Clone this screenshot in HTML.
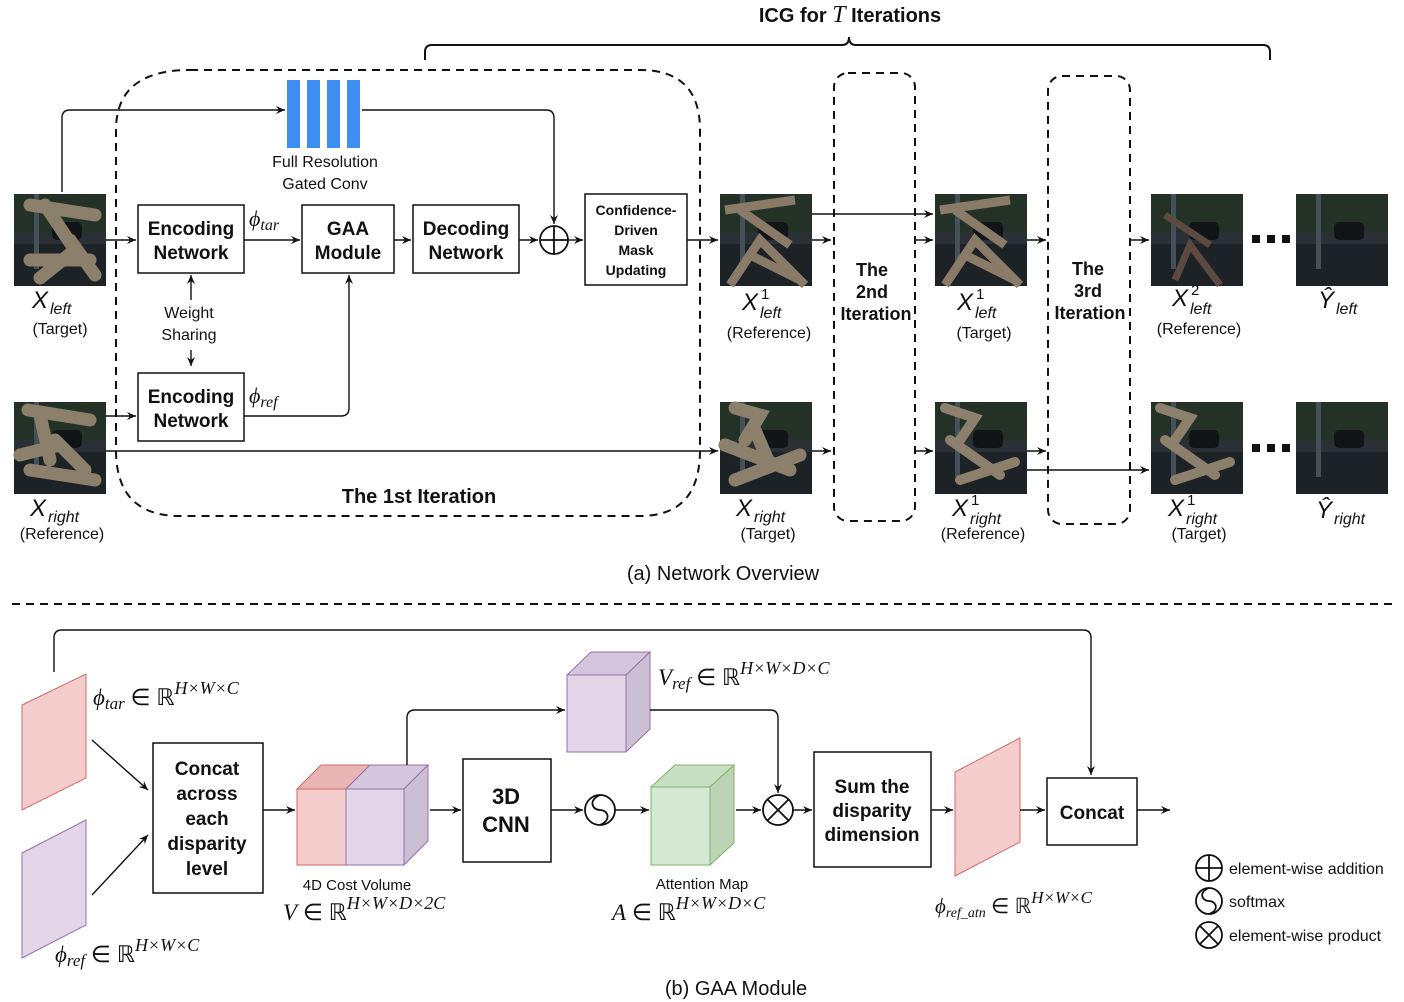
<!DOCTYPE html>
<html><head><meta charset="utf-8"><style>
body{margin:0;background:#fff}
svg{display:block}
text{font-family:"Liberation Sans",sans-serif;fill:#111}
.b{font-weight:bold}
.m{font-family:"Liberation Serif",serif;font-style:italic}
</style></head><body>
<svg width="1404" height="1002" viewBox="0 0 1404 1002" xmlns="http://www.w3.org/2000/svg">
<defs>
<marker id="a" markerWidth="10" markerHeight="10" refX="9" refY="5" orient="auto" markerUnits="userSpaceOnUse"><path d="M0,1 L9,5 L0,9 L3,5z" fill="#111"/></marker>
<g id="img">
<rect width="92" height="92" fill="#1d2226"/>
<rect width="92" height="38" fill="#243126"/>
<rect y="38" width="92" height="12" fill="#2a3036"/>
<rect x="20" y="0" width="5" height="75" fill="#45505a"/>
<rect x="38" y="28" width="30" height="18" rx="5" fill="#121517"/>
</g>
</defs>

<text x="850" y="22" text-anchor="middle" font-size="20" class="b">ICG for <tspan class="m" font-weight="normal" font-size="24">T</tspan> Iterations</text>
<path d="M425,60 V52 Q425,45 432,45 H842 Q849,45 849,37 Q849,45 856,45 H1263 Q1270,45 1270,52 V60" fill="none" stroke="#111" stroke-width="2"/>

<path d="M190,70 H640 Q700,70 700,130 V450 Q700,516 640,516 H180 Q116,516 116,450 V130 Q116,70 190,70z" fill="none" stroke="#111" stroke-width="2" stroke-dasharray="8,6"/>
<text x="419" y="503" text-anchor="middle" font-size="20" class="b">The 1st Iteration</text>

<use href="#img" x="14" y="194"/>
<path d="M30,205 L95,215 M45,205 L75,250 L40,278 M70,240 L95,275 M30,260 L90,260" stroke="#8c7f6c" stroke-width="13" fill="none" stroke-linecap="round"/>
<use href="#img" x="14" y="402"/>
<path d="M28,410 L90,420 M40,415 L50,460 M30,470 L95,480 M55,440 L85,470 M20,455 L60,445" stroke="#8c7f6c" stroke-width="13" fill="none" stroke-linecap="round"/>
<use href="#img" x="720" y="194"/>
<path d="M725,210 L795,200 M740,210 L790,245 M730,285 L760,240 L805,285 M750,255 L800,280" stroke="#8a7a68" stroke-width="9" fill="none"/>
<use href="#img" x="720" y="402"/>
<path d="M735,408 L760,415 L745,440 M725,445 L790,470 M735,480 L800,455 M755,430 L770,465" stroke="#8c7f6c" stroke-width="13" fill="none" stroke-linecap="round"/>
<use href="#img" x="935" y="194"/>
<path d="M940,210 L1010,200 M955,210 L1005,245 M945,285 L975,240 L1020,285 M965,255 L1015,280" stroke="#8a7a68" stroke-width="9" fill="none"/>
<use href="#img" x="935" y="402"/>
<path d="M945,408 L975,418 L960,440 M950,440 L1000,475 M960,480 L1015,462" stroke="#8c7f6c" stroke-width="10" fill="none" stroke-linecap="round"/>
<use href="#img" x="1151" y="194"/>
<path d="M1165,215 L1210,245 M1175,280 L1190,245 L1220,285" stroke="#5c4a40" stroke-width="7" fill="none"/>
<use href="#img" x="1151" y="402"/>
<path d="M1160,408 L1190,418 L1175,440 M1165,440 L1215,475 M1175,480 L1230,462" stroke="#8c7f6c" stroke-width="10" fill="none" stroke-linecap="round"/>
<use href="#img" x="1296" y="194"/>
<use href="#img" x="1296" y="402"/>

<g font-size="24" class="m">
<text x="32" y="308">X</text><text x="50" y="314" font-size="16">left</text>
<text x="30" y="516">X</text><text x="48" y="522" font-size="16">right</text>
<text x="742" y="310">X</text><text x="760" y="318" font-size="16">left</text><text x="761" y="299" font-size="15" font-style="normal">1</text>
<text x="736" y="516">X</text><text x="754" y="522" font-size="16">right</text>
<text x="957" y="310">X</text><text x="975" y="318" font-size="16">left</text><text x="976" y="299" font-size="15" font-style="normal">1</text>
<text x="952" y="516">X</text><text x="970" y="524" font-size="16">right</text><text x="971" y="505" font-size="15" font-style="normal">1</text>
<text x="1172" y="306">X</text><text x="1190" y="314" font-size="16">left</text><text x="1191" y="295" font-size="15" font-style="normal">2</text>
<text x="1168" y="516">X</text><text x="1186" y="524" font-size="16">right</text><text x="1187" y="505" font-size="15" font-style="normal">1</text>
<text x="1318" y="308">Ŷ</text><text x="1336" y="314" font-size="16">left</text>
<text x="1316" y="518">Ŷ</text><text x="1334" y="524" font-size="16">right</text>
</g>
<g font-size="16" text-anchor="middle">
<text x="60" y="334">(Target)</text>
<text x="62" y="539">(Reference)</text>
<text x="769" y="338">(Reference)</text>
<text x="768" y="539">(Target)</text>
<text x="984" y="338">(Target)</text>
<text x="983" y="539">(Reference)</text>
<text x="1199" y="334">(Reference)</text>
<text x="1199" y="539">(Target)</text>
</g>

<g fill="#fff" stroke="#111" stroke-width="1.5">
<rect x="138" y="205" width="106" height="68"/>
<rect x="138" y="373" width="106" height="68"/>
<rect x="302" y="205" width="92" height="68"/>
<rect x="413" y="205" width="106" height="68"/>
<rect x="585" y="194" width="102" height="91"/>
</g>
<g font-size="19" class="b" text-anchor="middle">
<text x="191" y="235">Encoding</text><text x="191" y="259">Network</text>
<text x="191" y="403">Encoding</text><text x="191" y="427">Network</text>
<text x="348" y="235">GAA</text><text x="348" y="259">Module</text>
<text x="466" y="235">Decoding</text><text x="466" y="259">Network</text>
</g>
<g font-size="14" class="b" text-anchor="middle">
<text x="636" y="215">Confidence-</text><text x="636" y="235">Driven</text><text x="636" y="255">Mask</text><text x="636" y="275">Updating</text>
</g>
<g fill="#3d8ef0">
<rect x="287" y="80" width="13" height="68"/><rect x="307" y="80" width="13" height="68"/><rect x="327" y="80" width="13" height="68"/><rect x="347" y="80" width="13" height="68"/>
</g>
<text x="325" y="167" text-anchor="middle" font-size="16">Full Resolution</text>
<text x="325" y="189" text-anchor="middle" font-size="16">Gated Conv</text>
<text x="189" y="318" text-anchor="middle" font-size="16">Weight</text>
<text x="189" y="340" text-anchor="middle" font-size="16">Sharing</text>
<text x="249" y="226" font-size="22" class="m">ϕ<tspan font-size="16" dy="4">tar</tspan></text>
<text x="249" y="403" font-size="22" class="m">ϕ<tspan font-size="16" dy="4">ref</tspan></text>
<circle cx="554" cy="240" r="14" fill="none" stroke="#111" stroke-width="1.8"/>
<path d="M540,240 H568 M554,226 V254" stroke="#111" stroke-width="1.8"/>

<g fill="none" stroke="#111" stroke-width="1.4" marker-end="url(#a)">
<path d="M62,192 V118 Q62,110 70,110 H285"/>
<path d="M362,110 H546 Q554,110 554,118 V224"/>
<path d="M106,240 H136"/>
<path d="M106,416 H136"/>
<path d="M244,240 H300"/>
<path d="M394,240 H411"/>
<path d="M519,240 H538"/>
<path d="M568,240 H583"/>
<path d="M687,240 H718"/>
<path d="M244,416 H341 Q349,416 349,408 V275"/>
<path d="M191,300 V275"/>
<path d="M191,350 V366"/>
<path d="M106,451 H718"/>
<path d="M812,240 H831"/>
<path d="M812,214 H933"/>
<path d="M812,451 H831"/>
<path d="M916,240 H933"/>
<path d="M916,451 H933"/>
<path d="M1027,240 H1046"/>
<path d="M1027,451 H1046"/>
<path d="M1131,240 H1149"/>
<path d="M1027,470 H1149"/>
</g>
<rect x="834" y="73" width="81" height="448" rx="14" fill="none" stroke="#111" stroke-width="2" stroke-dasharray="8,6"/>
<rect x="1048" y="76" width="82" height="448" rx="14" fill="none" stroke="#111" stroke-width="2" stroke-dasharray="8,6"/>
<g font-size="18" class="b" text-anchor="middle">
<text x="872" y="276">The</text><text x="872" y="298">2nd</text><text x="876" y="320">Iteration</text>
<text x="1088" y="275">The</text><text x="1088" y="297">3rd</text><text x="1090" y="319">Iteration</text>
</g>
<g fill="#111">
<rect x="1252" y="235" width="8" height="8"/><rect x="1267" y="235" width="8" height="8"/><rect x="1282" y="235" width="8" height="8"/>
<rect x="1252" y="444" width="8" height="8"/><rect x="1267" y="444" width="8" height="8"/><rect x="1282" y="444" width="8" height="8"/>
</g>
<text x="723" y="580" text-anchor="middle" font-size="20">(a) Network Overview</text>
<path d="M12,604 H1396" stroke="#111" stroke-width="2" stroke-dasharray="8,6"/>

<path d="M22,705 L86,674 L86,778 L22,810z" fill="#f4cccc" stroke="#d06a6a"/>
<path d="M22,853 L86,820 L86,925 L22,958z" fill="#e1d5e7" stroke="#9673a6"/>
<path d="M955,772 L1020,738 L1020,842 L955,876z" fill="#f4cccc" stroke="#d06a6a"/>
<text x="93" y="705" font-size="23" class="m">ϕ<tspan font-size="17" dy="4">tar</tspan><tspan dy="-4" font-style="normal"> ∈ ℝ</tspan><tspan font-size="18" dy="-11">H×W×C</tspan></text>
<text x="55" y="962" font-size="23" class="m">ϕ<tspan font-size="17" dy="4">ref</tspan><tspan dy="-4" font-style="normal"> ∈ ℝ</tspan><tspan font-size="18" dy="-11">H×W×C</tspan></text>
<text x="935" y="913" font-size="21" class="m">ϕ<tspan font-size="14" dy="4">ref_atn</tspan><tspan dy="-4" font-style="normal"> ∈ ℝ</tspan><tspan font-size="17" dy="-10">H×W×C</tspan></text>

<g fill="#fff" stroke="#111" stroke-width="1.5">
<rect x="153" y="743" width="110" height="150"/>
<rect x="463" y="759" width="88" height="103"/>
<rect x="814" y="752" width="117" height="115"/>
<rect x="1047" y="778" width="90" height="67"/>
</g>
<g font-size="19" class="b" text-anchor="middle">
<text x="207" y="775">Concat</text><text x="207" y="800">across</text><text x="207" y="825">each</text><text x="207" y="850">disparity</text><text x="207" y="875">level</text>
<text x="506" y="804" font-size="22">3D</text><text x="506" y="832" font-size="22">CNN</text>
<text x="872" y="793">Sum the</text><text x="872" y="817">disparity</text><text x="872" y="841">dimension</text>
<text x="1092" y="819">Concat</text>
</g>

<path d="M297,789 L321,765 L370,765 L346,789z" fill="#e8b4b4" stroke="#d06a6a"/>
<path d="M346,789 L370,765 L428,765 L404,789z" fill="#d4c6dc" stroke="#9673a6"/>
<path d="M404,789 L428,765 L428,841 L404,865z" fill="#cbbfd3" stroke="#9673a6"/>
<rect x="297" y="789" width="49" height="76" fill="#f4cccc" stroke="#d06a6a"/>
<rect x="346" y="789" width="58" height="76" fill="#e1d5e7" stroke="#9673a6"/>
<text x="357" y="890" text-anchor="middle" font-size="15">4D Cost Volume</text>
<text x="283" y="920" font-size="23" class="m">V<tspan font-style="normal"> ∈ ℝ</tspan><tspan font-size="18" dy="-11">H×W×D×2C</tspan></text>
<path d="M567,675 L591,652 L650,652 L626,675z" fill="#d4c6dc" stroke="#9673a6"/>
<path d="M626,675 L650,652 L650,729 L626,752z" fill="#cbbfd3" stroke="#9673a6"/>
<rect x="567" y="675" width="59" height="77" fill="#e1d5e7" stroke="#9673a6"/>
<text x="658" y="685" font-size="23" class="m">V<tspan font-size="17" dy="4">ref</tspan><tspan dy="-4" font-style="normal"> ∈ ℝ</tspan><tspan font-size="18" dy="-11">H×W×D×C</tspan></text>
<path d="M651,787 L675,765 L734,765 L710,787z" fill="#c7dfc2" stroke="#82b366"/>
<path d="M710,787 L734,765 L734,843 L710,865z" fill="#bcd3b6" stroke="#82b366"/>
<rect x="651" y="787" width="59" height="78" fill="#d5e8d4" stroke="#82b366"/>
<text x="702" y="889" text-anchor="middle" font-size="15">Attention Map</text>
<text x="612" y="920" font-size="23" class="m">A<tspan font-style="normal"> ∈ ℝ</tspan><tspan font-size="18" dy="-11">H×W×D×C</tspan></text>

<circle cx="600" cy="810" r="15" fill="#fff" stroke="#111" stroke-width="1.8"/>
<path d="M600,795 C588,800 592,810 600,810 C608,810 612,820 600,825" fill="none" stroke="#111" stroke-width="1.8"/>
<circle cx="778" cy="810" r="15" fill="#fff" stroke="#111" stroke-width="1.8"/>
<path d="M767,799 L789,821 M789,799 L767,821" stroke="#111" stroke-width="1.8"/>

<g fill="none" stroke="#111" stroke-width="1.4" marker-end="url(#a)">
<path d="M92,740 L148,790"/>
<path d="M92,895 L148,835"/>
<path d="M263,810 H295"/>
<path d="M430,810 H461"/>
<path d="M551,810 H583"/>
<path d="M615,810 H649"/>
<path d="M736,810 H761"/>
<path d="M793,810 H812"/>
<path d="M931,810 H953"/>
<path d="M1020,810 H1045"/>
<path d="M1137,810 H1170"/>
<path d="M407,765 V718 Q407,710 415,710 H565"/>
<path d="M650,710 H770 Q778,710 778,718 V793"/>
<path d="M54,672 V638 Q54,630 62,630 H1083 Q1091,630 1091,638 V775"/>
</g>

<circle cx="1209" cy="868" r="13" fill="none" stroke="#111" stroke-width="1.8"/>
<path d="M1196,868 H1222 M1209,855 V881" stroke="#111" stroke-width="1.8"/>
<circle cx="1209" cy="901" r="13" fill="none" stroke="#111" stroke-width="1.8"/>
<path d="M1209,888 C1198,892 1202,901 1209,901 C1216,901 1220,910 1209,914" fill="none" stroke="#111" stroke-width="1.8"/>
<circle cx="1209" cy="935" r="13" fill="none" stroke="#111" stroke-width="1.8"/>
<path d="M1200,926 L1218,944 M1218,926 L1200,944" stroke="#111" stroke-width="1.8"/>
<text x="1229" y="874" font-size="16">element-wise addition</text>
<text x="1229" y="907" font-size="16">softmax</text>
<text x="1229" y="941" font-size="16">element-wise product</text>

<text x="736" y="995" text-anchor="middle" font-size="20">(b) GAA Module</text>
</svg>
</body></html>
==========
[TASK TO COMPLETE]
Pictures stay out. Print the data exactly, from its first line through the line containing "V52 Q425,45 432,45".

[ANSWER FOR THE TASK]
Clone this screenshot in HTML.
<!DOCTYPE html>
<html><head><meta charset="utf-8"><style>
body{margin:0;background:#fff}
svg{display:block}
text{font-family:"Liberation Sans",sans-serif;fill:#111}
.b{font-weight:bold}
.m{font-family:"Liberation Serif",serif;font-style:italic}
</style></head><body>
<svg width="1404" height="1002" viewBox="0 0 1404 1002" xmlns="http://www.w3.org/2000/svg">
<defs>
<marker id="a" markerWidth="10" markerHeight="10" refX="9" refY="5" orient="auto" markerUnits="userSpaceOnUse"><path d="M0,1 L9,5 L0,9 L3,5z" fill="#111"/></marker>
<g id="img">
<rect width="92" height="92" fill="#1d2226"/>
<rect width="92" height="38" fill="#243126"/>
<rect y="38" width="92" height="12" fill="#2a3036"/>
<rect x="20" y="0" width="5" height="75" fill="#45505a"/>
<rect x="38" y="28" width="30" height="18" rx="5" fill="#121517"/>
</g>
</defs>

<text x="850" y="22" text-anchor="middle" font-size="20" class="b">ICG for <tspan class="m" font-weight="normal" font-size="24">T</tspan> Iterations</text>
<path d="M425,60 V52 Q425,45 432,45 H842 Q849,45 849,37 Q849,45 856,45 H1263 Q1270,45 1270,52 V60" fill="none" stroke="#111" stroke-width="2"/>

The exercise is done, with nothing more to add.